Typically, to understand the chemical makeup of a cave feature, a rock sample is removed and taken back to the lab. But Sebree and his team collect the fluorescence spectra — which is like a fingerprint of the chemical makeup — of different surfaces using a portable spectrometer while on their expeditions. That way, they can take the information with them but leave the cave behind and intact.

Anna Van Der Weide, an undergraduate student at the university, has accompanied Sebree on some of these explorations. Using the information collected during that fieldwork, she is building a publicly accessible inventory of fluorescence fingerprints to help provide an additional layer of information to the traditional cave map and paint a more complete picture of its history and formation.

Additional undergraduate students have contributed to the study. Jacqueline Heggen is further exploring these caves as a simulated environment for astrobiological extremophiles; Jordan Holloway is developing an autonomous spectrometer to make measurement easier and even possible for future extraterrestrial missions; and Celia Langemo is studying biometrics to keep explorers of extreme environments safe. These three students are also presenting their findings at ACS Spring 2025.

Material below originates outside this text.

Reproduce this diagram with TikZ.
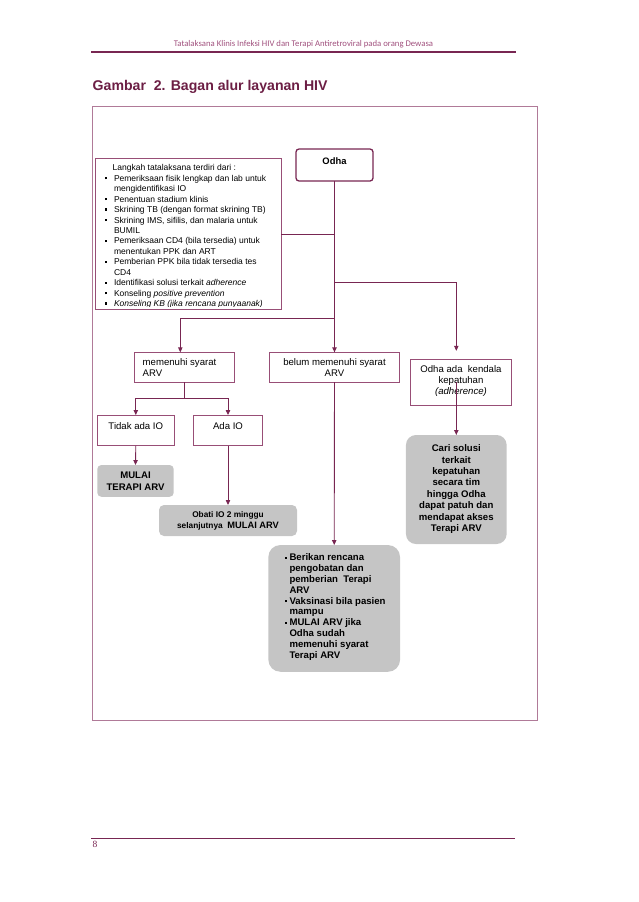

Doing science in a cave is not without its challenges. For example, in the 48-degrees Fahrenheit (9-degrees Celsius) temperature of Minnesota’s Mystery Cave, the team had to bury the spectrometer’s batteries in handwarmers to keep them from dying. Other times, to reach an area of interest, the scientists had to squeeze through spaces less than a foot (30 centimeters) wide for hundreds of feet, sometimes losing a shoe (or pants) in the process. Or, they’d have to stand knee-deep in freezing cave water to take a measurement, and hope that their instruments didn’t go for an accidental swim.

But despite these hurdles, the caves have revealed a wealth of information already. In Wind Cave, the team found that manganese-rich waters had carved out the cave and produced the striped zebra calcites within, which glowed pink under black light. The calcites grew underground, fed by the manganese-rich water. Sebree believes that when these rocks shattered, since calcite is weaker than the limestone also comprising the cave, the calcite worked to expand the cave too. “It’s a very different cave forming mechanism than has previously been looked at before,” he says.

And the unique research conditions have provided a memorable experience to Van Der Weide. “It was really cool to see how you can apply science out in the field and to learn how you function in those environments,” she concludes.

In the future, Sebree hopes to further confirm the accuracy of the fluorescence technique by comparing it to traditional, destructive techniques. He also wants to investigate the cave water that also fluoresces to understand how life on Earth’s surface has affected life deep underground and, reconnecting to his astrobiological roots, understand how similar, mineral-rich water may support life in the far reaches of our solar system.